D.I.Y. solutions to problems like document management, “Excel hell”, and rich application construction without programming are all possibilities given the capabilities of Office.

But companies must create a structure to reward the curiosity of its innovators.  Fear of job loss is not a motivator.  In today’s world where company loyalty has dwindled on both sides, a collaborative approach to surviving and thriving is not an option, but a requirement.

In a later post, I’ll write about how and where to draw the line in order to reap the benefits of these innovations sustainably.  Then we’ll discuss what this means for vendors.





Economic necessity: where have all the users gone?

14 04 2009

Now is the time for vendors to seek out their buyers and users (and know the difference).  Grassroots user support helps keep a vendor’s platform relevant and endorsed as critical infrastructure.  Vendors that take an active role in assisting users will also make users shine and avoid “going legacy”.

The strategy is simple to articulate, but hard to deliver: change the argument from “cost savings” to “new value” as easily as plausible.

Keep in mind that vendors also need to show momentum to buyers.  By acknowledging appropriate compatibility and buzzwords surrounding their product, they stay viable from a customer-funding standpoint.

User shrinkage

Layoffs have many layered, long term effects.  Users and buyers at customer installations will be faced with some very difficult and immediate cost-cutting decisions.
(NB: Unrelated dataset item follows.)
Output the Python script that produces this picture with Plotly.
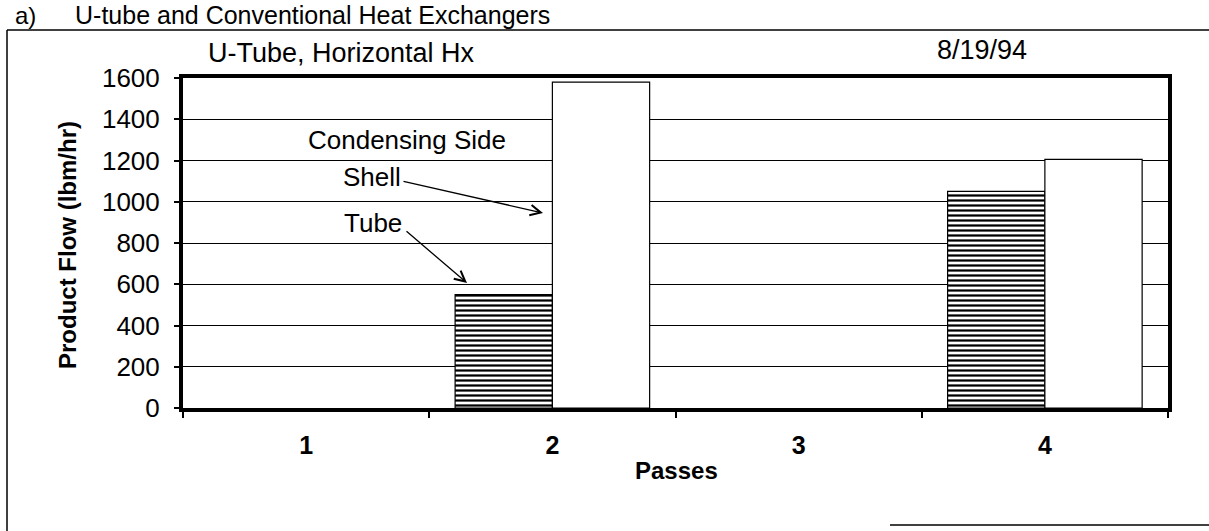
import plotly.graph_objects as go

# Product flow by number of passes, U-tube horizontal heat exchanger
passes = ["1", "2", "3", "4"]
tube_side = [None, 550, None, 1050]
shell_side = [None, 1580, None, 1205]
y_ticks = [0, 200, 400, 600, 800, 1000, 1200, 1400, 1600]

W, H = 1209, 531
L, R, T, B = 183, 41, 78, 123
PW, PH = W - L - R, H - T - B


def px(x):
    return (x - L) / PW


def py(y):
    return (H - B - y) / PH


FONT = "Liberation Sans, Arial, sans-serif"

fig = go.Figure()
fig.add_trace(go.Bar(
    x=passes, y=tube_side, name="Tube",
    marker=dict(color="white", line=dict(color="black", width=1.2),
                pattern=dict(shape="-", size=5, solidity=0.45,
                             fgcolor="black", bgcolor="white", fillmode="replace")),
))
fig.add_trace(go.Bar(
    x=passes, y=shell_side, name="Shell",
    marker=dict(color="white", line=dict(color="black", width=1.2)),
))

fig.update_layout(
    width=W, height=H,
    margin=dict(l=L, r=R, t=T, b=B),
    paper_bgcolor="white", plot_bgcolor="white",
    barmode="group", bargap=0.21, bargroupgap=0,
    showlegend=False,
    font=dict(family=FONT, color="black"),
)
fig.update_xaxes(
    type="category", tickson="boundaries",
    showline=True, linewidth=4, linecolor="black", mirror=True,
    ticks="outside", ticklen=6, tickwidth=1.5, tickcolor="black",
    showgrid=False, ticklabelstandoff=12,
    tickfont=dict(family=FONT, size=25, color="black", weight="bold"),
)
fig.update_yaxes(
    range=[0, 1600], tickvals=y_ticks,
    showline=True, linewidth=4, linecolor="black", mirror=True,
    ticks="outside", ticklen=5, tickwidth=1.5, tickcolor="black",
    showgrid=True, gridcolor="black", gridwidth=1.3, zeroline=False,
    ticklabelstandoff=9,
    tickfont=dict(family=FONT, size=26, color="black"),
)

ann = []
# outer captions
ann.append(dict(text="a)", x=px(13), y=py(15), xanchor="left", yanchor="middle",
                font=dict(size=24)))
ann.append(dict(text="U-tube and Conventional Heat Exchangers", x=px(73), y=py(15),
                xanchor="left", yanchor="middle", font=dict(size=25)))
ann.append(dict(text="U-Tube, Horizontal Hx", x=px(206), y=py(53),
                xanchor="left", yanchor="middle", font=dict(size=27)))
ann.append(dict(text="8/19/94", x=px(982), y=py(50),
                xanchor="center", yanchor="middle", font=dict(size=27)))
# axis titles
ann.append(dict(text="<b>Product Flow (lbm/hr)</b>", x=px(67), y=py(245), textangle=-90,
                xanchor="center", yanchor="middle", font=dict(size=24)))
ann.append(dict(text="<b>Passes</b>", x=px(676), y=py(470),
                xanchor="center", yanchor="middle", font=dict(size=24)))
# labels inside the plot
ann.append(dict(text="Condensing Side", x=px(407), y=py(140),
                xanchor="center", yanchor="middle", font=dict(size=26)))
ann.append(dict(text="Shell", x=px(372), y=py(177),
                xanchor="center", yanchor="middle", font=dict(size=26)))
ann.append(dict(text="Tube", x=px(373), y=py(223),
                xanchor="center", yanchor="middle", font=dict(size=26)))
for a in ann:
    a.update(xref="paper", yref="paper", showarrow=False)

# pointer arrows from the labels to the bars
ann.append(dict(text="", x=px(543), y=py(213), xref="paper", yref="paper",
                ax=402 - 543, ay=181 - 213, showarrow=True, arrowhead=5,
                arrowsize=1.6, arrowwidth=1.3, arrowcolor="black"))
ann.append(dict(text="", x=px(467), y=py(283), xref="paper", yref="paper",
                ax=405 - 467, ay=230 - 283, showarrow=True, arrowhead=5,
                arrowsize=1.6, arrowwidth=1.3, arrowcolor="black"))
fig.update_layout(annotations=ann)

# outer frame around the figure
frame = dict(type="line", xref="paper", yref="paper", line=dict(color="black", width=1.5))
fig.update_layout(shapes=[
    dict(frame, x0=px(7), y0=py(30), x1=px(1215), y1=py(30)),
    dict(frame, x0=px(7), y0=py(30), x1=px(7), y1=py(531)),
    dict(frame, x0=px(890), y0=py(525), x1=px(1215), y1=py(525)),
])

fig.write_html("out.html")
For software companies, that means familiar users and buyers may disappear or “go dark”.  This triggers a cycle which could slow software releases or cause product stagnation.  None of this helps the case for software upgrades or roll-outs.

Savings as a Service?

During cost-cutting season, users will look under every rock for opportunities to keep their teams employed and food on the table.  If users look under your “rock” and find a shiny new replacement technology with promise, you’ve got problems.

Everyone’s heard of “the cloud” right?  Vendors offering tangible, useful services in the cloud may help IT staff and users alike carve out narrow savings and innovation opportunities.
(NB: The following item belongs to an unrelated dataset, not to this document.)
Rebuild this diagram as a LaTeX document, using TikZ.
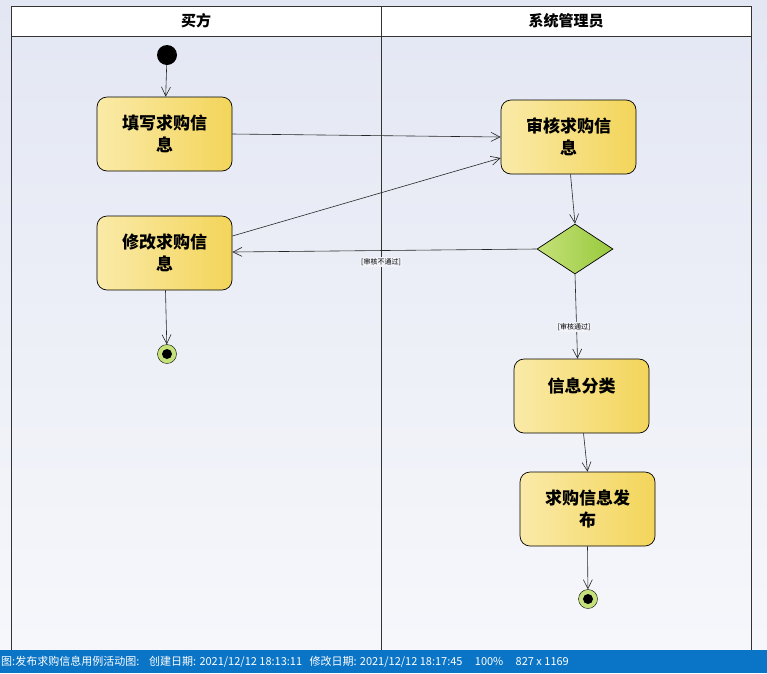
\documentclass[tikz,border=0pt]{standalone}
\usepackage{fontspec}
\setmainfont{Noto Sans CJK SC}
\usetikzlibrary{shapes.geometric,arrows.meta}
\definecolor{bgtop}{HTML}{E3E7F3}
\definecolor{bgbot}{HTML}{F6F7FB}
\definecolor{ya}{HTML}{FAEAA8}
\definecolor{yb}{HTML}{F3D55A}
\definecolor{ga}{HTML}{C5E27A}
\definecolor{gb}{HTML}{98C93C}
\definecolor{bar}{HTML}{0A74C6}
\begin{document}
\begin{tikzpicture}[x=1pt,y=-1pt,
  act/.style={draw=black,line width=0.7pt,rounded corners=10pt,left color=ya,right color=yb,minimum width=135pt,minimum height=74pt,align=center,font=\bfseries\fontsize{17}{22}\selectfont,inner sep=2pt},
  arr/.style={draw=black!85,line width=0.6pt,-{Straight Barb[length=9pt,width=9pt]}},
  lbl/.style={font=\fontsize{7}{8}\selectfont,fill=bgtop!50,inner sep=1pt,text=black}]
\useasboundingbox (0,0) rectangle (767,673);
\fill[top color=bgtop,bottom color=bgbot] (0,0) rectangle (767,650);
\fill[white] (11,6) rectangle (751,36);
\draw[black!80,line width=0.7pt] (11,6) rectangle (751,660);
\draw[black!80,line width=0.7pt] (11,36) -- (751,36);
\draw[black!80,line width=0.7pt] (381,6) -- (381,660);
\node[font=\bfseries\fontsize{15}{17}\selectfont] (h1) at (196,21) {买方};
\node[font=\bfseries\fontsize{15}{17}\selectfont] (h2) at (566,21) {系统管理员};
\fill[bar] (0,650) rectangle (767,673);
\node[anchor=west,text=white,font=\fontsize{11}{12}\selectfont,inner sep=0] (st) at (1,662) {图:发布求购信息用例活动图:\ \ \ \ 创建日期: 2021/12/12 18:13:11\ \ \ 修改日期: 2021/12/12 18:17:45\ \ \ \ \ 100\%\ \ \ \ \ 827 x 1169};

\node[circle,fill=black,minimum size=20pt,inner sep=0] (s) at (167,55) {};
\node[act] (a1) at (164.5,134) {填写求购信\\息};
\node[act] (a2) at (164.5,253) {修改求购信\\息};
\node[act] (a3) at (568.5,137) {审核求购信\\息};
\node[act] (a4) at (581.5,396) {信息分类\\[-2pt]\phantom{息}};
\node[act] (a5) at (587.5,509) {求购信息发\\布};
\node[diamond,draw=black,line width=0.7pt,left color=ga,right color=gb,minimum width=76pt,minimum height=50pt,inner sep=0,aspect=1.52] (d) at (575,249) {};
\node[circle,draw=black,fill=ga,minimum size=19pt,inner sep=0] (e1) at (167,354) {};
\fill[black] (e1) circle (5pt);
\node[circle,draw=black,fill=ga,minimum size=19pt,inner sep=0] (e2) at (588,599) {};
\fill[black] (e2) circle (5pt);

\draw[arr] (s) -- (a1);
\draw[arr] (a1.east) -- (a3.west);
\draw[arr] ([yshift=17pt]a2.east) -- ([yshift=-21pt]a3.west);
\draw[arr] ([xshift=2pt]a3.south) -- (d.north);
\draw[arr] (d.west) -- ([yshift=1pt]a2.east);
\node[lbl] (l1) at (381,262) {[审核不通过]};
\draw[arr] (d.south) -- ([xshift=-4pt]a4.north);
\node[lbl] (l2) at (574,327) {[审核通过]};
\draw[arr] ([xshift=1pt]a2.south) -- (e1);
\draw[arr] ([xshift=2pt]a4.south) -- (a5.north);
\draw[arr] (a5.south) -- (e2);
\end{tikzpicture}
\end{document}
Software as a service (SaaS), Infrastructure as a Service (IaaS), Platform as a Service (PaaS) and even Datacenters as a Service (DaaS?) have all received  much attention in the recent past (much like SOA used to).  Heck, I even wrote a couple articles about SaaS and manufacturing in 2008.  The cloud is now chock full of capable, credible options.

Remember: upgrades are ugly, so if the cloud fixes a problem appropriately, it’s on the table.

However, disrupting the status quo is a difficult decision.  The switching costs associated with swapping out an existing application or infrastructure may be too great to undertake as customer staff and support wane.

But trading on fear, uncertainty and doubt is not the answer.

Get tangible before the pressure builds

Immediate value is something vendors need to demonstrate hand-in-hand with users to maintain relevancy.  Working with customers early to understand their objectives can keep their user support base on staff while uncovering new, valuable opportunities.

Know your landscape: vendors threatened by the cloud or that lack a “cloud positioning strategy” had better create one. 

Adopting a proactive stance may turn a potential liability into an asset and transform a “cost savings” argument for displacement into “new value” built on existing assets.